**STORED DATA**

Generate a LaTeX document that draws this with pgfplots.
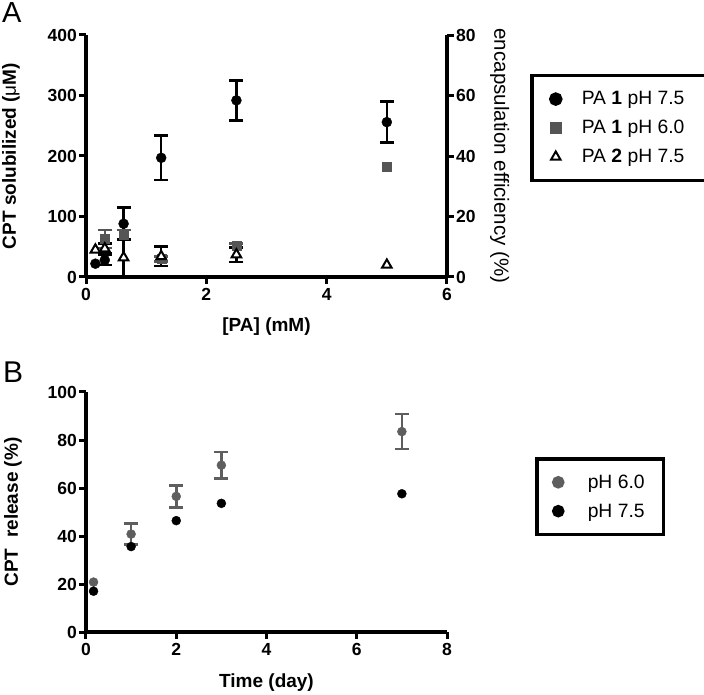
\documentclass[border=0pt]{standalone}
\usepackage{fontspec}
\setmainfont{Liberation Sans}
\usepackage{pgfplots}
\pgfplotsset{compat=1.18}
\definecolor{dgray}{HTML}{555555}
\definecolor{mgray}{HTML}{5E5E5E}
\pgfplotsset{prism/.style={
  scale only axis, clip=false,
  axis line style={line width=3.5pt},
  tick style={line width=3pt, black},
  tick align=outside,
  major tick length=7pt,
  /pgf/number format/assume math mode=true,
  ticklabel style={font=\fontsize{17.5}{17.5}\selectfont\bfseries},
  yticklabel style={inner sep=2pt},
  xticklabel style={inner sep=4pt},
  label style={font=\fontsize{19}{22}\selectfont\bfseries},
  legend cell align=left,
  legend style={draw=black, line width=3.5pt, inner xsep=19pt, inner ysep=14pt,
    font=\fontsize{19.3}{22}\selectfont, row sep=10pt,
    /tikz/every odd column/.append style={column sep=19pt}},
  legend image code/.code={\draw[#1] plot coordinates {(0pt,0pt)};},
},
ebar/.style={error bars/.cd, y dir=both, y explicit, error mark=-,
  error mark options={mark size=7pt, line width=2.5pt, rotate=90, #1},
  error bar style={line width=2.5pt, #1}},
}
\begin{document}
\begin{tikzpicture}
\useasboundingbox (0,0) rectangle (704pt,694pt);
\node[anchor=north west, inner sep=0pt, font=\fontsize{29}{29}\selectfont] at (2pt,692pt) {A};
\node[anchor=north west, inner sep=0pt, font=\fontsize{30}{30}\selectfont] at (3pt,332pt) {B};
% Panel A left axis
\begin{axis}[prism, at={(86pt,417pt)}, anchor=south west, width=361pt, height=242pt,
  axis x line*=bottom, axis y line*=left,
  xmin=0, xmax=6, ymin=0, ymax=400,
  xtick={0,2,4,6}, ytick={0,100,200,300,400},
  xlabel={[PA] (mM)}, ylabel={CPT solubilized ({\mdseries μ}M)},
  xlabel style={at={(axis description cs:0.5,-0.205)}, anchor=center},
  ylabel style={at={(axis description cs:-0.2078,0.5)}, anchor=center},
  legend style={at={(axis description cs:1.23,0.839)}, anchor=north west},
]
\addlegendimage{only marks, mark=*, mark size=5pt, black}
\addlegendentry{PA \textbf{1} pH 7.5}
\addlegendimage{only marks, mark=square*, mark size=4.5pt, dgray}
\addlegendentry{PA \textbf{1} pH 6.0}
\addlegendimage{only marks, mark=triangle*, mark size=5.5pt, black, fill=white, line width=2pt}
\addlegendentry{PA \textbf{2} pH 7.5}
% PA 1 pH 7.5
\addplot[forget plot, only marks, mark=*, mark size=5pt, black, ebar=black] table[x=x, y=y, y error=e] {
x y e
0.3125 28 8
0.625 88 27
1.25 197 37
2.5 292 33
5 256 34
};
\addplot[forget plot, only marks, mark=*, mark size=5pt, black] table[x=x, y=y] {
x y
0.156 22
};
% PA 1 pH 6.0
\addplot[forget plot, only marks, mark=square*, mark size=4.5pt, dgray, ebar=dgray] table[x=x, y=y, y error=e] {
x y e
0.3125 63 15
0.625 70 8
1.25 30 4
2.5 52 3
};
\addplot[forget plot, only marks, mark=square*, mark size=4.5pt, dgray] table[x=x, y=y] {
x y
5 183
};
% PA 2 pH 7.5
\addplot[forget plot, only marks, mark=triangle*, mark size=5.5pt, black, mark options={fill=white, line width=2pt}, ebar=black] table[x=x, y=y, y error=e] {
x y e
0.3125 47 8
0.625 32 30
1.25 34 16
2.5 37 12
};
\addplot[forget plot, only marks, mark=triangle*, mark size=5.5pt, black, mark options={fill=white, line width=2pt}] table[x=x, y=y] {
x y
0.156 45
5 20
};
\end{axis}
% Panel A right axis
\begin{axis}[prism, at={(86pt,417pt)}, anchor=south west, width=361pt, height=242pt,
  axis x line=none, axis y line*=right,
  xmin=0, xmax=6, ymin=0, ymax=80,
  ytick={0,20,40,60,80},
  ylabel={encapsulation efficiency (\%)},
  ylabel style={at={(axis description cs:1.146,0.5)}, anchor=center, rotate=180, font=\fontsize{20.5}{22}\selectfont\mdseries},
]
\addplot[draw=none] coordinates {(0,0)};
\end{axis}
% Panel B
\begin{axis}[prism, at={(86pt,62pt)}, anchor=south west, width=361pt, height=240pt,
  axis x line*=bottom, axis y line*=left,
  xmin=0, xmax=8, ymin=0, ymax=100,
  xtick={0,2,4,6,8}, ytick={0,20,40,60,80,100},
  xlabel={Time (day)}, ylabel={CPT\ \ release (\%)},
  xlabel style={at={(axis description cs:0.5,-0.212)}, anchor=center},
  ylabel style={at={(axis description cs:-0.202,0.5)}, anchor=center},
  legend style={at={(axis description cs:1.2438,0.729)}, anchor=north west, inner xsep=17pt,
    /tikz/every odd column/.append style={column sep=23pt}},
]
\addlegendimage{only marks, mark=*, mark size=4.5pt, mgray}
\addlegendentry{pH 6.0\hspace{7pt}}
\addlegendimage{only marks, mark=*, mark size=4.5pt, black}
\addlegendentry{pH 7.5\hspace{7pt}}
\addplot[forget plot, only marks, mark=*, mark size=4.5pt, mgray, ebar=mgray] table[x=x, y=y, y error=e] {
x y e
1 40.8 4.4
2 56.5 4.6
3 69.5 5.5
7 83.5 7.3
};
\addplot[forget plot, only marks, mark=*, mark size=4.5pt, mgray] table[x=x, y=y] {
x y
0.167 20.8
};
\addplot[forget plot, only marks, mark=*, mark size=4.5pt, black] table[x=x, y=y] {
x y
0.167 17
1 35.6
2 46.4
3 53.6
7 57.6
};
\end{axis}
\end{tikzpicture}
\end{document}
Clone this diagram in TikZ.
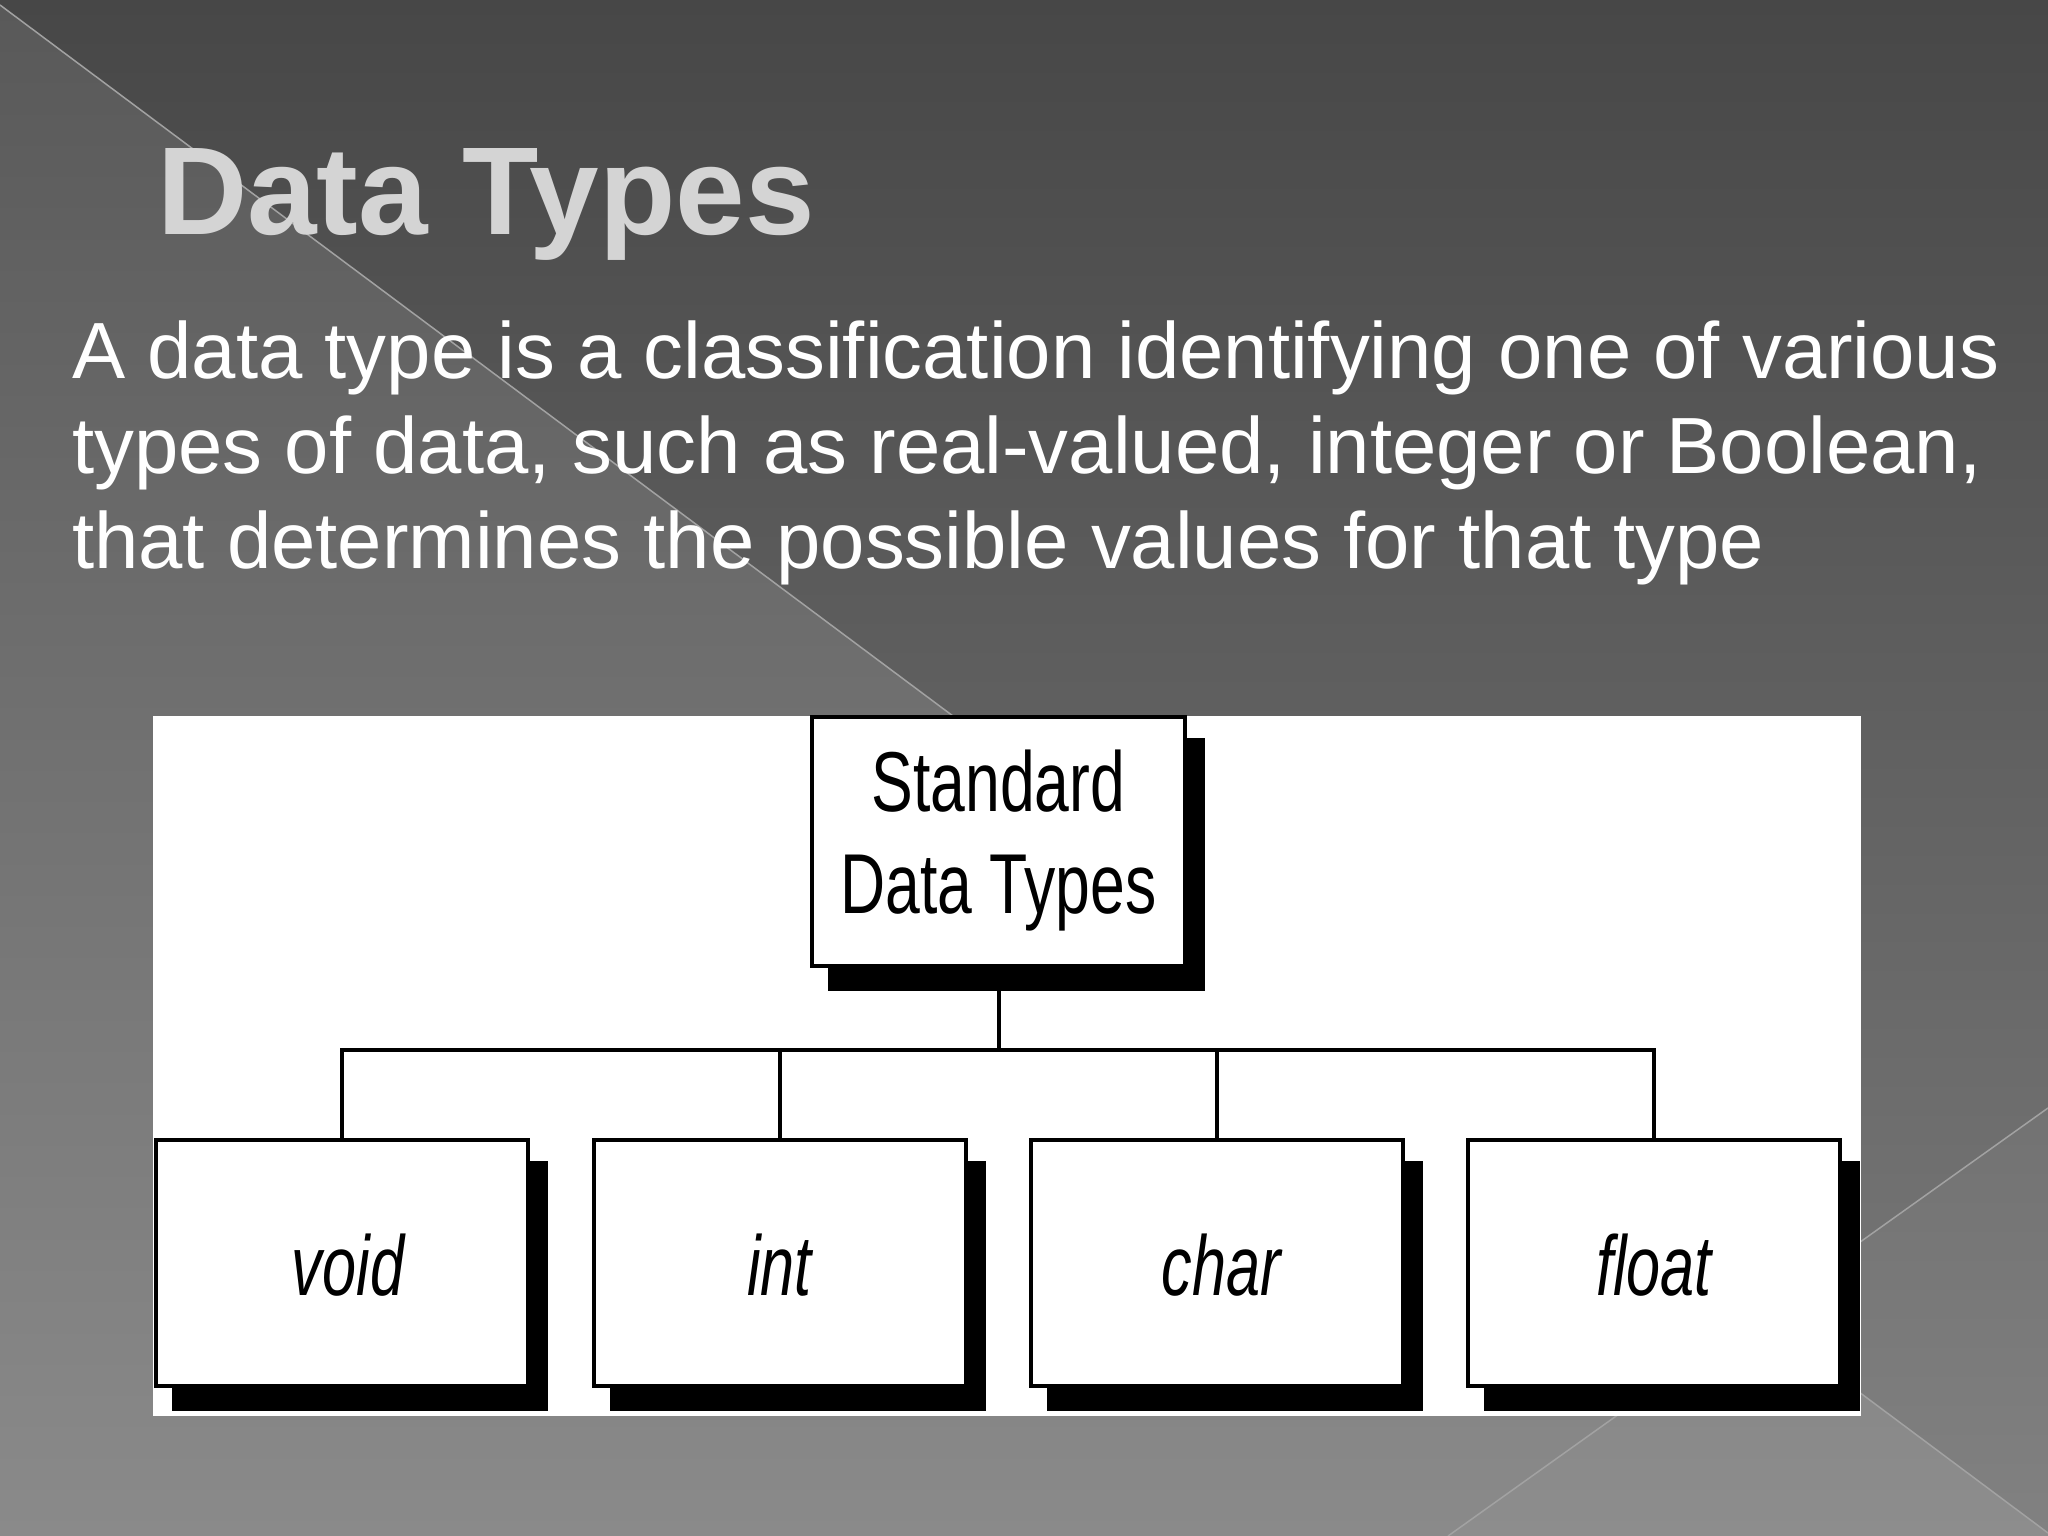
\documentclass[tikz,border=0pt]{standalone}
\usepackage{fontspec}
\setmainfont{Liberation Sans}
\newfontfamily\boxfont[FakeStretch=0.72]{Liberation Sans}
\newfontfamily\stdfont[FakeStretch=0.735]{Liberation Sans}
\usetikzlibrary{shadows}
\definecolor{bgtop}{HTML}{474747}
\definecolor{bgbot}{HTML}{7C7C7C}
\definecolor{bltop}{HTML}{595959}
\definecolor{blbot}{HTML}{8A8A8A}
\definecolor{bgline}{HTML}{A2A2A2}
\definecolor{titlegray}{HTML}{D4D4D4}
\tikzset{
  bgedge/.style={draw=bgline, line width=1.5pt},
  bodytext/.style={anchor=base west, inner sep=0pt, text=white, font=\fontsize{79.7}{95}\selectfont},
  typebox/.style={draw=black, line width=4pt, fill=white, inner sep=0pt, outer sep=0pt,
    general shadow={fill=black, draw=black, line width=4pt, shadow xshift=18pt, shadow yshift=-23pt}},
  childbox/.style={typebox, minimum width=372pt, minimum height=246pt, text height=64pt, text depth=0pt,
    font=\boxfont\itshape\fontsize{85}{102}\selectfont},
  conn/.style={draw=black, line width=4pt},
}
\begin{document}
\begin{tikzpicture}[x=1pt,y=-1pt]
\useasboundingbox (0,0) rectangle (2048,1536);
% background
\shade[top color=bgtop, bottom color=bgbot] (0,0) rectangle (2048,1536);
\shade[top color=bltop, bottom color=blbot] (0,5) -- (2048,1533) -- (2048,1536) -- (0,1536) -- cycle;
\fill[white, opacity=0.04] (1756.8,1315.8) -- (2048,1108) -- (2048,1533) -- cycle;
\fill[white, opacity=0.03] (1448,1536) -- (1756.8,1315.8) -- (2048,1533) -- (2048,1536) -- cycle;
\draw[bgedge] (0,5) -- (2048,1533);
\draw[bgedge] (1448,1536) -- (2048,1108);
% title and text
\node[anchor=base west, inner sep=0pt, text=titlegray, font=\bfseries\fontsize{125}{140}\selectfont] (title) at (157,234) {Data Types};
\node[bodytext] (l1) at (72,378) {A data type is a classification identifying one of various};
\node[bodytext] (l2) at (72,473) {types of data, such as real-valued, integer or Boolean,};
\node[bodytext] (l3) at (72,568) {that determines the possible values for that type};
% diagram panel
\fill[white] (153,716) rectangle (1861,1416);
\node[typebox, minimum width=373pt, minimum height=249pt, align=center,
  font=\stdfont\fontsize{85}{102}\selectfont] (std) at (998.5,841) {Standard\\Data Types};
\node[childbox] (void) at (342,1263) {\hspace*{12pt}void};
\node[childbox] (int) at (779.5,1263) {int};
\node[childbox] (char) at (1216.5,1263) {\hspace*{10pt}char};
\node[childbox] (float) at (1654,1263) {float};
\coordinate (bus) at (998.5,1050);
\draw[conn] (std.south) -- (bus);
\draw[conn] (void.north) |- (bus);
\draw[conn] (int.north) |- (bus);
\draw[conn] (char.north) |- (bus);
\draw[conn] (float.north) |- (bus);
\end{tikzpicture}
\end{document}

**TASK TO CARRY OUT**
Within the listing above, find every line containing the string "diagram" and return it.

**SOLUTION TO THE EXERCISE**
Clone this diagram in TikZ.
% diagram panel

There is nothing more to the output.